Data excerpt =
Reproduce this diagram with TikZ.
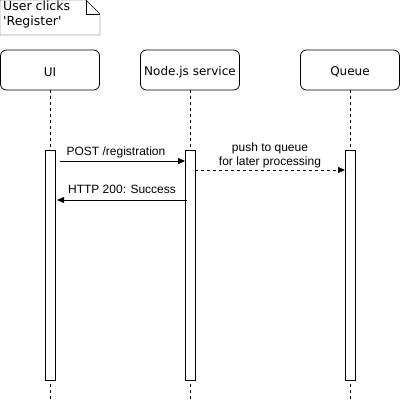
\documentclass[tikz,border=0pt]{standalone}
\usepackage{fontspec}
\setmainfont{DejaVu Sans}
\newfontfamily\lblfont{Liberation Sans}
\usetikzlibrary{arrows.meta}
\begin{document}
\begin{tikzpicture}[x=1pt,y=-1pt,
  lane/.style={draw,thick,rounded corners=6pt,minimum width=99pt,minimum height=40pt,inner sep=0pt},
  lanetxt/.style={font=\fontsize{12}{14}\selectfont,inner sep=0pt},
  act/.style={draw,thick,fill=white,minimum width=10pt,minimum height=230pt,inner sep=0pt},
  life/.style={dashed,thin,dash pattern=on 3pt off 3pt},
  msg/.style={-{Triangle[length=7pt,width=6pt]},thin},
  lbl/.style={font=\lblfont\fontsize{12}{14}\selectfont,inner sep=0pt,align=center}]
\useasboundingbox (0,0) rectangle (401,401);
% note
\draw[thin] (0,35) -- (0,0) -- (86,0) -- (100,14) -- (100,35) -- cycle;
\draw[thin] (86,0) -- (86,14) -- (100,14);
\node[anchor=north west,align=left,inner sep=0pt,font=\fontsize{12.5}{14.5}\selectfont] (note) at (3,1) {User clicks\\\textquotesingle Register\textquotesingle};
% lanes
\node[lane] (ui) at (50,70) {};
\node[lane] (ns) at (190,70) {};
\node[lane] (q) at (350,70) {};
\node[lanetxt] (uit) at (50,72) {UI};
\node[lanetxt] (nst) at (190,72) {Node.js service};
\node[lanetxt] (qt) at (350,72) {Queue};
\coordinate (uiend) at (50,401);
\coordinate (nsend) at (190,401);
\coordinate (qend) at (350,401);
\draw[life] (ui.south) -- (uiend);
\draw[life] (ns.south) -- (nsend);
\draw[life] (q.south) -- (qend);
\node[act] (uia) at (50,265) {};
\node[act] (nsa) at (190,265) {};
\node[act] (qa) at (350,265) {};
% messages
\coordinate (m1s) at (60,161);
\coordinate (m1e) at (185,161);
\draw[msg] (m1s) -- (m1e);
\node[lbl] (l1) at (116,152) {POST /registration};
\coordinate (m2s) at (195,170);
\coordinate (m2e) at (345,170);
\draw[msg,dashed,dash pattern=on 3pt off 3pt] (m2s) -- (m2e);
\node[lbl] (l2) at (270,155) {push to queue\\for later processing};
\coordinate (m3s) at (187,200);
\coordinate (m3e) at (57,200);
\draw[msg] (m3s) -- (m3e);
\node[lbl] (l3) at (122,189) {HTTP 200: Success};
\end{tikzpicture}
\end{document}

Challenge = Repeat the listing in full and exactly. Leave any pictures out.

Exercise response =
Reproduce this diagram with TikZ.
\documentclass[tikz,border=0pt]{standalone}
\usepackage{fontspec}
\setmainfont{DejaVu Sans}
\newfontfamily\lblfont{Liberation Sans}
\usetikzlibrary{arrows.meta}
\begin{document}
\begin{tikzpicture}[x=1pt,y=-1pt,
  lane/.style={draw,thick,rounded corners=6pt,minimum width=99pt,minimum height=40pt,inner sep=0pt},
  lanetxt/.style={font=\fontsize{12}{14}\selectfont,inner sep=0pt},
  act/.style={draw,thick,fill=white,minimum width=10pt,minimum height=230pt,inner sep=0pt},
  life/.style={dashed,thin,dash pattern=on 3pt off 3pt},
  msg/.style={-{Triangle[length=7pt,width=6pt]},thin},
  lbl/.style={font=\lblfont\fontsize{12}{14}\selectfont,inner sep=0pt,align=center}]
\useasboundingbox (0,0) rectangle (401,401);
% note
\draw[thin] (0,35) -- (0,0) -- (86,0) -- (100,14) -- (100,35) -- cycle;
\draw[thin] (86,0) -- (86,14) -- (100,14);
\node[anchor=north west,align=left,inner sep=0pt,font=\fontsize{12.5}{14.5}\selectfont] (note) at (3,1) {User clicks\\\textquotesingle Register\textquotesingle};
% lanes
\node[lane] (ui) at (50,70) {};
\node[lane] (ns) at (190,70) {};
\node[lane] (q) at (350,70) {};
\node[lanetxt] (uit) at (50,72) {UI};
\node[lanetxt] (nst) at (190,72) {Node.js service};
\node[lanetxt] (qt) at (350,72) {Queue};
\coordinate (uiend) at (50,401);
\coordinate (nsend) at (190,401);
\coordinate (qend) at (350,401);
\draw[life] (ui.south) -- (uiend);
\draw[life] (ns.south) -- (nsend);
\draw[life] (q.south) -- (qend);
\node[act] (uia) at (50,265) {};
\node[act] (nsa) at (190,265) {};
\node[act] (qa) at (350,265) {};
% messages
\coordinate (m1s) at (60,161);
\coordinate (m1e) at (185,161);
\draw[msg] (m1s) -- (m1e);
\node[lbl] (l1) at (116,152) {POST /registration};
\coordinate (m2s) at (195,170);
\coordinate (m2e) at (345,170);
\draw[msg,dashed,dash pattern=on 3pt off 3pt] (m2s) -- (m2e);
\node[lbl] (l2) at (270,155) {push to queue\\for later processing};
\coordinate (m3s) at (187,200);
\coordinate (m3e) at (57,200);
\draw[msg] (m3s) -- (m3e);
\node[lbl] (l3) at (122,189) {HTTP 200: Success};
\end{tikzpicture}
\end{document}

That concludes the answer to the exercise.